→ **Records for this task**

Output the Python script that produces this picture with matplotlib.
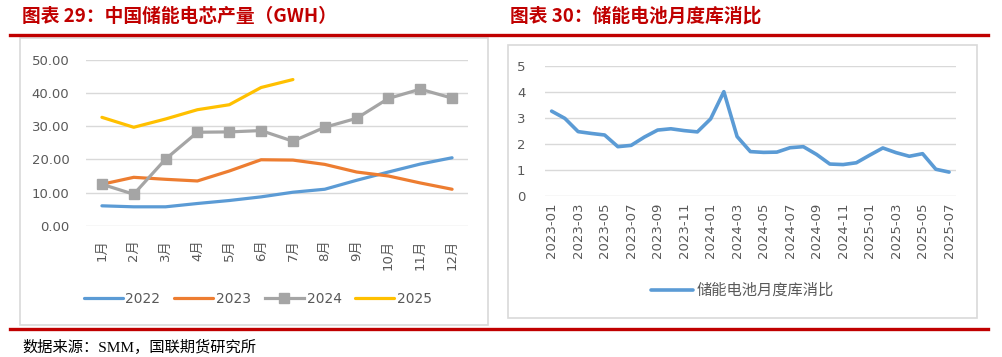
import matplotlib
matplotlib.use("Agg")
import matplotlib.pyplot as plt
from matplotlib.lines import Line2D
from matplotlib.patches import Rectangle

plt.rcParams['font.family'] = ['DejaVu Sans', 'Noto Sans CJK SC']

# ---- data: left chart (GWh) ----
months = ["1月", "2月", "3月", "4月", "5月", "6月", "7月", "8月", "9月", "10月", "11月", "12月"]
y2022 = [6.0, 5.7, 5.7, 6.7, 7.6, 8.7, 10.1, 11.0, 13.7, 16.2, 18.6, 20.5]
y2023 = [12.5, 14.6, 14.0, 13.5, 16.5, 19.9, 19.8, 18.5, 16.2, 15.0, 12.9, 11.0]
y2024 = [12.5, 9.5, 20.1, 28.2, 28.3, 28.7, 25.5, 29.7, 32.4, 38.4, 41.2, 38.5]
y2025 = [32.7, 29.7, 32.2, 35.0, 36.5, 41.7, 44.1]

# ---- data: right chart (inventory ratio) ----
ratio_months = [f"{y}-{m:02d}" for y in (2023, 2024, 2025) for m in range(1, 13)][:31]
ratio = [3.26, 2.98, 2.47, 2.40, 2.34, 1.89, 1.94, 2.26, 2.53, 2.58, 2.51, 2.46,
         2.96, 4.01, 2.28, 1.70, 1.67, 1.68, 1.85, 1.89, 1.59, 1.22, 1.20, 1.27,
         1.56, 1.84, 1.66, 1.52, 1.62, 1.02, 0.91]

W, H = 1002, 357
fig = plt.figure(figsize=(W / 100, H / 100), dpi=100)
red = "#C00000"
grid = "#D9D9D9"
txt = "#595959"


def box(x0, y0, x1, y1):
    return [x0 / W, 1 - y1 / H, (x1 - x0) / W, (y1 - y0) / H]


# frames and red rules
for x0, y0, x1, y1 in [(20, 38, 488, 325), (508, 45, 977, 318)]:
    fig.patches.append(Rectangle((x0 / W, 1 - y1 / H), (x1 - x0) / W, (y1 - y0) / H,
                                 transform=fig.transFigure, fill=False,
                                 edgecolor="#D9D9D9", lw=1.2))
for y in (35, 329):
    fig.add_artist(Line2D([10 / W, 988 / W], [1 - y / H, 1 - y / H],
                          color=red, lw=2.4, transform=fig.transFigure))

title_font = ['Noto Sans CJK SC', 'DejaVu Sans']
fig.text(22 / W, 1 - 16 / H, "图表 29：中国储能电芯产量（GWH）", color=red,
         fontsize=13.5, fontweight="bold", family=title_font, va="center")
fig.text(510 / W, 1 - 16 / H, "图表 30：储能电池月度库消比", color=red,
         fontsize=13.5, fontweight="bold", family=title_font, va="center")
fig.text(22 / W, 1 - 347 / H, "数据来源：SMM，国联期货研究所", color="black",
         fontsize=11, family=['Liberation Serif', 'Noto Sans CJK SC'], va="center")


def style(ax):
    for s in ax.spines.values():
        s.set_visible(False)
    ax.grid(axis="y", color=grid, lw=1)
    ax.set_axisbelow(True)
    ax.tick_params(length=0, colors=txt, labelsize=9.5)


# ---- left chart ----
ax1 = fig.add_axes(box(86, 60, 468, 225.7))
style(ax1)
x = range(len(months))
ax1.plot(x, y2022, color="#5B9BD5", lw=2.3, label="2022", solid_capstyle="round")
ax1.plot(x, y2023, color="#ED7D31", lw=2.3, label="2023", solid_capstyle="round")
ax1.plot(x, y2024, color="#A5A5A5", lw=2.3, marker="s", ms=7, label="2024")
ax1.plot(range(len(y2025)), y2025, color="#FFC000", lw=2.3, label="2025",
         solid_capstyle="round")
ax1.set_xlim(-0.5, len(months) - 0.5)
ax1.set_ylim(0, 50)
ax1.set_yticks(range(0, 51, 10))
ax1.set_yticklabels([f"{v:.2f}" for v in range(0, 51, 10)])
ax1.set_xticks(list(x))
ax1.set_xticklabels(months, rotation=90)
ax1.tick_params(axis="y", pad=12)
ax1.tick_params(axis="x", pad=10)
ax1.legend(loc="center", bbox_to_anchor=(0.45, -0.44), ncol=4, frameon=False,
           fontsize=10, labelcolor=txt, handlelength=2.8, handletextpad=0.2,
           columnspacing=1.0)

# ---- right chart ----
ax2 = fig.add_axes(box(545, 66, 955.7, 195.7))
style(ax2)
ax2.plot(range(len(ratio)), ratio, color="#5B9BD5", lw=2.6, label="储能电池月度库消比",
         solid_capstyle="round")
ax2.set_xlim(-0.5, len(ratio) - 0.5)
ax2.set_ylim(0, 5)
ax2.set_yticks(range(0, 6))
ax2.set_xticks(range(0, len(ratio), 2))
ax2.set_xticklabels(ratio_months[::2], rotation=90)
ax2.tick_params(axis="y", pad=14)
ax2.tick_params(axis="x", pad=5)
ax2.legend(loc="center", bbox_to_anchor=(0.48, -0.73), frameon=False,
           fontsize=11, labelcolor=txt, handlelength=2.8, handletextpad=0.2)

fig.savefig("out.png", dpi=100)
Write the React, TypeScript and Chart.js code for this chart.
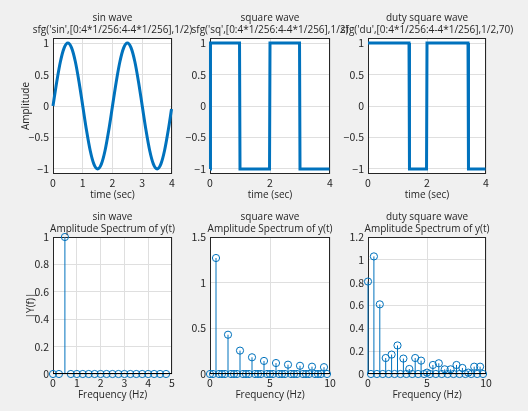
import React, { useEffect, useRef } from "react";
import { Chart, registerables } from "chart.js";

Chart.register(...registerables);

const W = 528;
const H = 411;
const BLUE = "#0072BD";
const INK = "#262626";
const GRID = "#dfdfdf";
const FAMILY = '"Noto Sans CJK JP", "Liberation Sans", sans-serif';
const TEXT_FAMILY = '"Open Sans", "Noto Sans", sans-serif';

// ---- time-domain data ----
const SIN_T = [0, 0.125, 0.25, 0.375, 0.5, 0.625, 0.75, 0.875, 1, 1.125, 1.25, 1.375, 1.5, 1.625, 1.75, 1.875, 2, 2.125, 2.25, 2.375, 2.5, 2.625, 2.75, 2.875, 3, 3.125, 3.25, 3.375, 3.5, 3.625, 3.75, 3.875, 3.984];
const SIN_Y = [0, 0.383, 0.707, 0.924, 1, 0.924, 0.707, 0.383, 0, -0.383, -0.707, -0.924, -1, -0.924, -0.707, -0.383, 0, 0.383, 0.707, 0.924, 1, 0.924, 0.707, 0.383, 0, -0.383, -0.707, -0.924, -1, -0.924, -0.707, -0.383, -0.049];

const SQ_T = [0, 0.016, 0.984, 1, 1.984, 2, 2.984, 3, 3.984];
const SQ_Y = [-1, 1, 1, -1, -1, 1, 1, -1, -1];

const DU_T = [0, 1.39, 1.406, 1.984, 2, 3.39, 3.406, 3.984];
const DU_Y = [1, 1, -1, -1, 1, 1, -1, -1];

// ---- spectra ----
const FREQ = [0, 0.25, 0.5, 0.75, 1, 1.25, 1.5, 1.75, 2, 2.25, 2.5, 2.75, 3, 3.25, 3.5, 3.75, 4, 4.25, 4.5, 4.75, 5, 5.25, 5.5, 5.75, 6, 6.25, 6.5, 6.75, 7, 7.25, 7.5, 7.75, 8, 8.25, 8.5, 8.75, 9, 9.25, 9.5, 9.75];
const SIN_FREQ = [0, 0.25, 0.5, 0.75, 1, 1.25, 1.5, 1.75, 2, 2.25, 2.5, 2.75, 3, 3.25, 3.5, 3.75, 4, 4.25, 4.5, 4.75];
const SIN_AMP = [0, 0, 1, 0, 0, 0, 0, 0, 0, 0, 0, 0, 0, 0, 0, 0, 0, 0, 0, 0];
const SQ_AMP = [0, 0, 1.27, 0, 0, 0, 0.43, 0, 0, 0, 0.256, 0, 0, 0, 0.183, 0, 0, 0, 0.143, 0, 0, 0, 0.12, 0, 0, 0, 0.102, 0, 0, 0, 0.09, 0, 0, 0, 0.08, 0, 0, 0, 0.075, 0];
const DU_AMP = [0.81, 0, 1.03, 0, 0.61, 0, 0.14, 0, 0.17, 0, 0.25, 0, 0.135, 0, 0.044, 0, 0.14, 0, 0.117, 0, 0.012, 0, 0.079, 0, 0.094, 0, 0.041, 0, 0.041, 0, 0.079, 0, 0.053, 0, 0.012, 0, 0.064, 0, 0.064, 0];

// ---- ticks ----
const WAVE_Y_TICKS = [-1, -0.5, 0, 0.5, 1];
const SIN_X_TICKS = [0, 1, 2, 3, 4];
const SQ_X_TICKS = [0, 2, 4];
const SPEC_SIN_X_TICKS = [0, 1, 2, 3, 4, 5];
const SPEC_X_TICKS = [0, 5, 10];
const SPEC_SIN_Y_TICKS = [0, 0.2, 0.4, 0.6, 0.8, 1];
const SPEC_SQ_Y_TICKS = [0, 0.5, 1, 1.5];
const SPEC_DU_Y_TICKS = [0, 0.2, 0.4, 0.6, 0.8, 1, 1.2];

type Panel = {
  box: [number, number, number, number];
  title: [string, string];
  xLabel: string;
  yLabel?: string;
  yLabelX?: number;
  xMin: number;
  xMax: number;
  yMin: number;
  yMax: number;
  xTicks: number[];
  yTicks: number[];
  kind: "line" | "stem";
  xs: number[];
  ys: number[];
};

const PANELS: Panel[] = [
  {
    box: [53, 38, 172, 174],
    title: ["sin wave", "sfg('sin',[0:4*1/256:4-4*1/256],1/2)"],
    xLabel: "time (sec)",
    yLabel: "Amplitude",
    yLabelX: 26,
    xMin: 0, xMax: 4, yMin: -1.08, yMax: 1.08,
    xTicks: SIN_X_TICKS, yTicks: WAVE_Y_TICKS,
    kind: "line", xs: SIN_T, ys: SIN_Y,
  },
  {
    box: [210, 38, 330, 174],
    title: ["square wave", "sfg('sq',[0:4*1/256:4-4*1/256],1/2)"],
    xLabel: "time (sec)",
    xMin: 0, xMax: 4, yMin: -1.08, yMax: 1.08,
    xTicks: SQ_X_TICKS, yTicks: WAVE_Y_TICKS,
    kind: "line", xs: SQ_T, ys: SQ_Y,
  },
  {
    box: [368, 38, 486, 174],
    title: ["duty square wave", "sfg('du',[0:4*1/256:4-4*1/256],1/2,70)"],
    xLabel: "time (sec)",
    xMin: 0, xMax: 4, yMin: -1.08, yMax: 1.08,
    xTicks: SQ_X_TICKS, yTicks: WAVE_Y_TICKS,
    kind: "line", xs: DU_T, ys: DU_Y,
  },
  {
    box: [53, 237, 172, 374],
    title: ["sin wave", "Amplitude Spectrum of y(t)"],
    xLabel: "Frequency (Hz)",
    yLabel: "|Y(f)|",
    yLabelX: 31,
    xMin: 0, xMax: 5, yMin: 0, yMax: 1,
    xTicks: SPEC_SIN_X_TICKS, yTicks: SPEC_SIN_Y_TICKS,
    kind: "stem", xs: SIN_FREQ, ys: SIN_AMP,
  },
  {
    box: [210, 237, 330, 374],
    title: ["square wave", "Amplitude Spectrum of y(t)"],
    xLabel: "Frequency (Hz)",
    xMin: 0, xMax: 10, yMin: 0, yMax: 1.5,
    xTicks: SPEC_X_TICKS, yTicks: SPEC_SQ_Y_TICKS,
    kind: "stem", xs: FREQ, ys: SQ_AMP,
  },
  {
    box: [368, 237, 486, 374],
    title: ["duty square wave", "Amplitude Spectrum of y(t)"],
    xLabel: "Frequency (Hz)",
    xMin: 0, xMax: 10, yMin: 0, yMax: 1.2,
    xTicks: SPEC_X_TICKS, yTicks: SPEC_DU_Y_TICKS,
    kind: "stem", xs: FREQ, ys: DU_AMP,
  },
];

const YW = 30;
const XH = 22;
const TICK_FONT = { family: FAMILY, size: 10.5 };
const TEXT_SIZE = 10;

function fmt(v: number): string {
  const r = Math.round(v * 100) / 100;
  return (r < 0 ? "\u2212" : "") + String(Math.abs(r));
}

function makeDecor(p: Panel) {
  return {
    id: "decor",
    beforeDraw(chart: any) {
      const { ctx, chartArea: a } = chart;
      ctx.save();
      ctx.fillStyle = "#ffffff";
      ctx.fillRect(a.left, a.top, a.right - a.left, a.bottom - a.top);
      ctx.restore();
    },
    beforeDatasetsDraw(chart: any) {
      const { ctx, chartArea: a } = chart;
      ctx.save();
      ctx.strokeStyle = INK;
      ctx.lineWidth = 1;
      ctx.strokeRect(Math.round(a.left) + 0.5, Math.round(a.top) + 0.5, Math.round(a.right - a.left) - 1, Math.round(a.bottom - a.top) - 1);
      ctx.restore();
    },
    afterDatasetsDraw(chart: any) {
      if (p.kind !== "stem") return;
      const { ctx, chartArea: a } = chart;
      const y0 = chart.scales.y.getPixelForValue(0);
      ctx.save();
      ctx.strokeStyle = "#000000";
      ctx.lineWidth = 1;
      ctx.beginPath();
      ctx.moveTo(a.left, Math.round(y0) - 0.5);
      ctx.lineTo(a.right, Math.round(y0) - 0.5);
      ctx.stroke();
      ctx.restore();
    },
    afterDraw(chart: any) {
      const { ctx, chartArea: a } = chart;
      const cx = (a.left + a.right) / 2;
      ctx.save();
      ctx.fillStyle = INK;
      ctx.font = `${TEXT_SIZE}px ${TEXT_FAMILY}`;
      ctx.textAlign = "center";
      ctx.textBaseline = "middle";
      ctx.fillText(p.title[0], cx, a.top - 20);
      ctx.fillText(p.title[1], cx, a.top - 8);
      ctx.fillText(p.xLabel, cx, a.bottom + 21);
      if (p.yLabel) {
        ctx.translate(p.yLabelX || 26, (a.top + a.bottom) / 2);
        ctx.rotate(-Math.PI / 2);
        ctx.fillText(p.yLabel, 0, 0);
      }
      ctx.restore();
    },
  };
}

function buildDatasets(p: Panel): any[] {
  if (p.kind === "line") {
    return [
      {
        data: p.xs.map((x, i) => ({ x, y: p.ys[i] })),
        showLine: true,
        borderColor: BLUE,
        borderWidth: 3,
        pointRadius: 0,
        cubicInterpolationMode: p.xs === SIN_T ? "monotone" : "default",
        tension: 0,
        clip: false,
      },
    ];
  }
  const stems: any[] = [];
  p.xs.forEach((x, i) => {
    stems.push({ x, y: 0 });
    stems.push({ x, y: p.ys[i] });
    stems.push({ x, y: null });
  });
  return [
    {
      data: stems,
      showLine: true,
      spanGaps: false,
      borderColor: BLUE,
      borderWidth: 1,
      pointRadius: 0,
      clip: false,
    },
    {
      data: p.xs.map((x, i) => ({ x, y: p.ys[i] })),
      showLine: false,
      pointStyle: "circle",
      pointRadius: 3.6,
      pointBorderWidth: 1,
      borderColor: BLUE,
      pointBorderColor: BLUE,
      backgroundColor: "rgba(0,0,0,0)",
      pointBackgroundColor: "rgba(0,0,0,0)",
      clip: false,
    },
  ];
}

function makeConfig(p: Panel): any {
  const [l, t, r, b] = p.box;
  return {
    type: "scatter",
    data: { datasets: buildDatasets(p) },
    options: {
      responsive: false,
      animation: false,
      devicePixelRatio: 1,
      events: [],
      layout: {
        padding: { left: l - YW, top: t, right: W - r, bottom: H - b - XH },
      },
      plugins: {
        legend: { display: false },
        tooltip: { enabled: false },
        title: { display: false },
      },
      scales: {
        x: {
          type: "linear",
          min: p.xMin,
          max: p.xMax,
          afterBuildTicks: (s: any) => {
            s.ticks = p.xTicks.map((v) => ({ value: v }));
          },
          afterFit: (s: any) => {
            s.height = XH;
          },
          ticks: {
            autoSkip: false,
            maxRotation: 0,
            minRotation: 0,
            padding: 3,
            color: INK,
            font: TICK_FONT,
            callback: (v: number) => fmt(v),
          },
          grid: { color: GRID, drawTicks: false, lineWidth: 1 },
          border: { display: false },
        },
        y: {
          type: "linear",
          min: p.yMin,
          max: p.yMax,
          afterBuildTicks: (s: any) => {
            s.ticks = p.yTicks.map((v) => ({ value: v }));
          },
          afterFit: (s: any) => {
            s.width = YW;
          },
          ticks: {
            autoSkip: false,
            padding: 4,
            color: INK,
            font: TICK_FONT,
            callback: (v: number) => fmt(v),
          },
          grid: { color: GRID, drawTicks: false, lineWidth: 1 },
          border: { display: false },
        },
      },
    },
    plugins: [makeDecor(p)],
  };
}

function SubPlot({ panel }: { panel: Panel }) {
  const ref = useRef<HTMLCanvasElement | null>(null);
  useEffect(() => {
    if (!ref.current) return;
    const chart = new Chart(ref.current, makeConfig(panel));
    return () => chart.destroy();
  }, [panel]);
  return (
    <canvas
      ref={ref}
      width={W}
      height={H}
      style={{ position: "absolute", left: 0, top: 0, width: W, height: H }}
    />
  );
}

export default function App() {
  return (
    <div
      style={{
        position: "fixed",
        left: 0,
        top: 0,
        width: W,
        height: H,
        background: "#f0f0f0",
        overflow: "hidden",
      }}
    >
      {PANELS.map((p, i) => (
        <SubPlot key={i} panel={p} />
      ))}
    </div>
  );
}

→ **Direction**
Copy only the lines above from the one containing "Write the React, TypeScript" through the one containing "const DU_Y = [1, 1, -1, -1, 1, 1, -1, -1];", both included. Leave out the pictures.

→ **Answer**
Write the React, TypeScript and Chart.js code for this chart.
import React, { useEffect, useRef } from "react";
import { Chart, registerables } from "chart.js";

Chart.register(...registerables);

const W = 528;
const H = 411;
const BLUE = "#0072BD";
const INK = "#262626";
const GRID = "#dfdfdf";
const FAMILY = '"Noto Sans CJK JP", "Liberation Sans", sans-serif';
const TEXT_FAMILY = '"Open Sans", "Noto Sans", sans-serif';

// ---- time-domain data ----
const SIN_T = [0, 0.125, 0.25, 0.375, 0.5, 0.625, 0.75, 0.875, 1, 1.125, 1.25, 1.375, 1.5, 1.625, 1.75, 1.875, 2, 2.125, 2.25, 2.375, 2.5, 2.625, 2.75, 2.875, 3, 3.125, 3.25, 3.375, 3.5, 3.625, 3.75, 3.875, 3.984];
const SIN_Y = [0, 0.383, 0.707, 0.924, 1, 0.924, 0.707, 0.383, 0, -0.383, -0.707, -0.924, -1, -0.924, -0.707, -0.383, 0, 0.383, 0.707, 0.924, 1, 0.924, 0.707, 0.383, 0, -0.383, -0.707, -0.924, -1, -0.924, -0.707, -0.383, -0.049];

const SQ_T = [0, 0.016, 0.984, 1, 1.984, 2, 2.984, 3, 3.984];
const SQ_Y = [-1, 1, 1, -1, -1, 1, 1, -1, -1];

const DU_T = [0, 1.39, 1.406, 1.984, 2, 3.39, 3.406, 3.984];
const DU_Y = [1, 1, -1, -1, 1, 1, -1, -1];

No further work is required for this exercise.